After his death, Carter’s complete records of the ten-year excavation were donated to the Griffith Institute, the centre of Egyptology at the University of Oxford, by his niece Miss Phyllis Walker in May 1945.
In this centenary commemoration of the discovery, Tutankhamun: Excavating the Archive provides a first-hand account of the find as it happened through those diaries, letters, drawings, conservation records and images.
One exhibit displays a hastily scribbled, slanting note in Carter’s diary. The accompanying information board explains: ‘He usually wrote his entries neatly along the line, but here his intense excitement shows through in the simple factual words.’
Carter’s pencil note reads: ‘First steps of tomb found.’
Meticulously sketched maps, drawings and plans of the excavation site and tomb, and all its treasures, including what Carter would have seen on first entering the antechamber, as well as object cards, detailed notes and numerous photographs by Harry Burton, are no less thrilling to see one hundred years on.
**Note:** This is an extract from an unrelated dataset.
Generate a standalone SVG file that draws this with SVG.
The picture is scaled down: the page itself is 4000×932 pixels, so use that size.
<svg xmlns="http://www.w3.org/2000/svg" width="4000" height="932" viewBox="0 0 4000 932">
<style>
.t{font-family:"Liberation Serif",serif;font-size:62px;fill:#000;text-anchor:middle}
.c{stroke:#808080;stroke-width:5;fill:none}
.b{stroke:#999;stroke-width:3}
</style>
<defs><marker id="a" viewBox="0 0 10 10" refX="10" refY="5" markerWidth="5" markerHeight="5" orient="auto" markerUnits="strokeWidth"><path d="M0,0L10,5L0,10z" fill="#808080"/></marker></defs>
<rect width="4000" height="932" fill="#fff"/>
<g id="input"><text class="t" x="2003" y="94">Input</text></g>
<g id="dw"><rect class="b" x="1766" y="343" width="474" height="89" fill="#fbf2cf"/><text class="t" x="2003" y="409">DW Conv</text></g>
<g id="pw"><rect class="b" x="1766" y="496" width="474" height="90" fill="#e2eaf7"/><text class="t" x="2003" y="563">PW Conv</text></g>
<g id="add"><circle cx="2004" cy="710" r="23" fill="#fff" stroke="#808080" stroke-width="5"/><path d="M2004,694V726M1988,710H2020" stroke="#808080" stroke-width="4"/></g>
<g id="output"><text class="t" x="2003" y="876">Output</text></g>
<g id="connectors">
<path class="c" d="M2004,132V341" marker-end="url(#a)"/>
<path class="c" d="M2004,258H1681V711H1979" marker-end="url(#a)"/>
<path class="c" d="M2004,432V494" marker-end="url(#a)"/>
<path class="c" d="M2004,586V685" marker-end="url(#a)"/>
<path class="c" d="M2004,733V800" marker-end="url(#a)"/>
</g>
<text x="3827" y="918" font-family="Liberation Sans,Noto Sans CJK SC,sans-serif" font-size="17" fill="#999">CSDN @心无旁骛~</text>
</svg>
There is a chance to explore some of the huge media interest that accompanied these events, while depictions specifying Tutankhamun’s sarcophagus and mask remain as captivating today as they have always been.
The exhibition also provides an opportunity to reflect on the often overlooked Egyptian members of the archaeological team.
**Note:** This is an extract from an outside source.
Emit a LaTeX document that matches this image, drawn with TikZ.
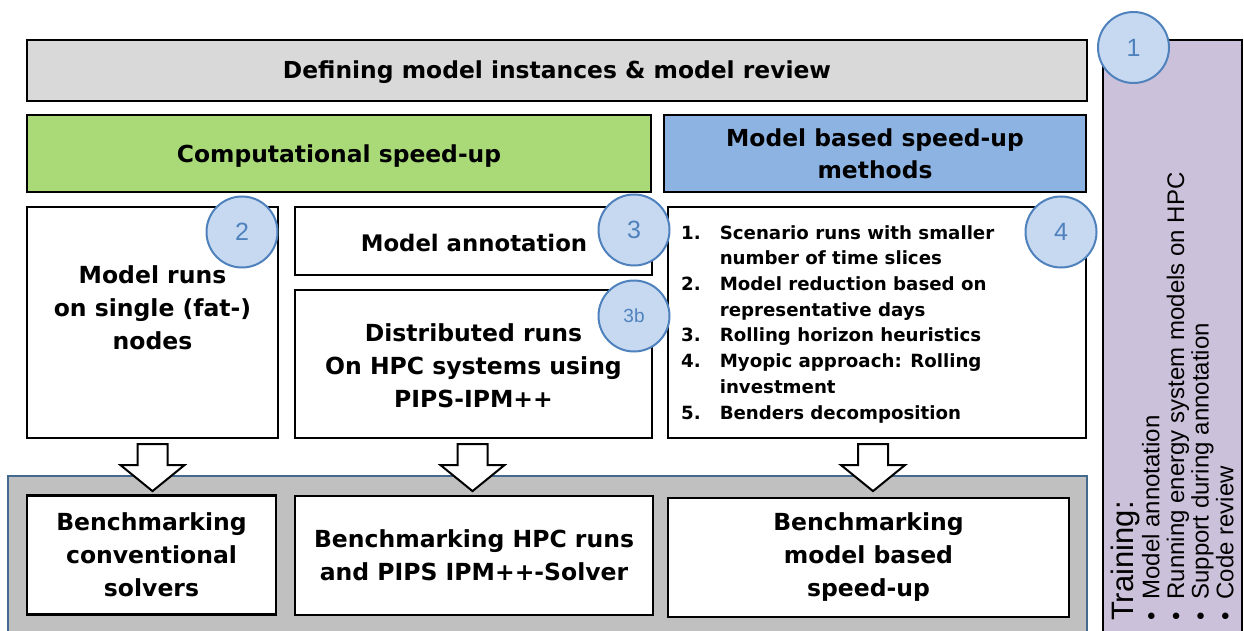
\documentclass[tikz,border=0pt]{standalone}
\usepackage{fontspec}
\setmainfont{DejaVu Sans}
\newfontfamily\arialfont{Liberation Sans}
\usetikzlibrary{calc}

\definecolor{topgray}{HTML}{D9D9D9}
\definecolor{speedgreen}{HTML}{A9DA77}
\definecolor{speedblue}{HTML}{8DB3E2}
\definecolor{benchgray}{HTML}{C0C0C0}
\definecolor{benchedge}{HTML}{44698F}
\definecolor{trainpurple}{HTML}{CCC1DA}
\definecolor{badgefill}{HTML}{C6D9F1}
\definecolor{badgeedge}{HTML}{4F81BD}

\tikzset{
  panel/.style={draw=black, line width=2.2pt, rectangle, inner sep=0pt, align=center},
  bigtext/.style={font=\bfseries\fontsize{23.5}{33}\selectfont, align=center},
  badge/.style={circle, draw=badgeedge, fill=badgefill, line width=2pt,
    minimum size=71pt, inner sep=0pt, text=badgeedge,
    font=\arialfont\fontsize{25}{25}\selectfont},
  blockarrow/.style={draw=black, fill=white, line width=2pt, line join=miter}
}

\begin{document}
\begin{tikzpicture}[x=1pt, y=-1pt]
\useasboundingbox (0,0) rectangle (1244,631);

% header row
\node[panel, fill=topgray, minimum width=1060pt, minimum height=61pt] (define) at (557,70.5) {};
\node[font=\bfseries\fontsize{23.4}{28}\selectfont] (definetxt) at (557,72)
  {Defining model instances \& model review};

\node[panel, fill=speedgreen, minimum width=624pt, minimum height=77pt] (comp) at (339,153.5) {};
\node[font=\bfseries\fontsize{23.4}{28}\selectfont] (comptxt) at (339,156)
  {Computational speed-up};

\node[panel, fill=speedblue, minimum width=422pt, minimum height=77pt,
  font=\bfseries\fontsize{23.4}{32}\selectfont] (model) at (875,153.5)
  {Model based speed-up\\methods};

% method boxes
\node[panel, minimum width=251pt, minimum height=231pt] (single) at (152.5,322.5) {};
\node[bigtext] (singletxt) at (152.5,308) {Model runs\\on single (fat-)\\nodes};

\node[panel, minimum width=357pt, minimum height=68pt] (annot) at (473.5,241) {};
\node[font=\bfseries\fontsize{22.8}{28}\selectfont] (annottxt) at (474,243) {Model annotation};

\node[panel, minimum width=357pt, minimum height=148pt] (distr) at (473.5,364) {};
\node[bigtext] (distrtxt) at (473.5,366) {Distributed runs\\On HPC systems using\\PIPS-IPM++};

\node[panel, minimum width=418pt, minimum height=231pt] (list) at (877,322.5) {};
\node[anchor=west, inner sep=0pt, font=\bfseries\fontsize{18.2}{25.7}\selectfont] (listtxt) at (681,324)
  {\begin{tabular}{@{}l@{\hspace{19pt}}l@{}}
   1. & Scenario runs with smaller\\
      & number of time slices\\
   2. & Model reduction based on\\
      & representative days\\
   3. & Rolling horizon heuristics\\
   4. & Myopic approach: Rolling\\
      & investment\\
   5. & Benders decomposition
   \end{tabular}};

% benchmarking area
\node[draw=benchedge, fill=benchgray, line width=2pt, minimum width=1079pt,
  minimum height=180pt, inner sep=0pt] (bench) at (547.5,566) {};

\foreach \src/\dx in {single/0, distr/-1, list/-4} {
  \draw[blockarrow] ($(\src.south)+(\dx,5)$) ++(-15,0) -- ++(0,21) -- ++(-17,0)
    -- ++(32,26) -- ++(32,-26) -- ++(-17,0) -- ++(0,-21) -- cycle;
}

\node[panel, fill=white, minimum width=249pt, minimum height=119pt, bigtext] (b1) at (151.5,555)
  {Benchmarking\\conventional\\solvers};
\node[panel, fill=white, minimum width=358pt, minimum height=119pt, bigtext] (b2) at (474,555.5)
  {Benchmarking HPC runs\\and PIPS IPM++-Solver};
\node[panel, fill=white, minimum width=401pt, minimum height=119pt, bigtext] (b3) at (868.5,557.5)
  {Benchmarking\\model based\\speed-up};

% training column
\node[draw=black, fill=trainpurple, line width=2.2pt, minimum width=139pt,
  minimum height=640pt, inner sep=0pt] (train) at (1172.5,360) {};
\node[rotate=90, anchor=north west, inner sep=0pt,
  font=\arialfont\fontsize{24}{24.3}\selectfont] (traintxt) at (1111,621)
  {\begin{tabular}{@{}l@{\hspace{13pt}}l@{}}
   \multicolumn{2}{@{}l@{}}{\fontsize{31}{31}\selectfont Training:}\\[1pt]
   \textbullet & Model annotation\\
   \textbullet & Running energy system models on HPC\\
   \textbullet & Support during annotation\\
   \textbullet & Code review
   \end{tabular}};

% numbered badges
\node[badge] (n1) at (1133.5,47.5) {1};
\node[badge] (n2) at (242,232) {2};
\node[badge] (n3) at (634,230) {3};
\node[badge, font=\arialfont\fontsize{19}{19}\selectfont] (n3b) at (634,316) {3b};
\node[badge] (n4) at (1061,232) {4};
\end{tikzpicture}
\end{document}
A photograph of an unnamed Egyptian boy modelling a jewelled necklace from a casket within the tomb of Tutankhamun is particularly persuasive. An information board explains how, apart from a group of skilled and experienced Egyptians who worked alongside Carter: ‘Egyptians were otherwise rarely named in the records, and their role was downplayed in official accounts. Nevertheless, their crucial presence and contribution are made visible by the archive’s photographs, which also show that the team included many children as workers. Research in the archives by historians is now enabling the role of Egyptians in the early excavations to be recognised, redressing this wrong.’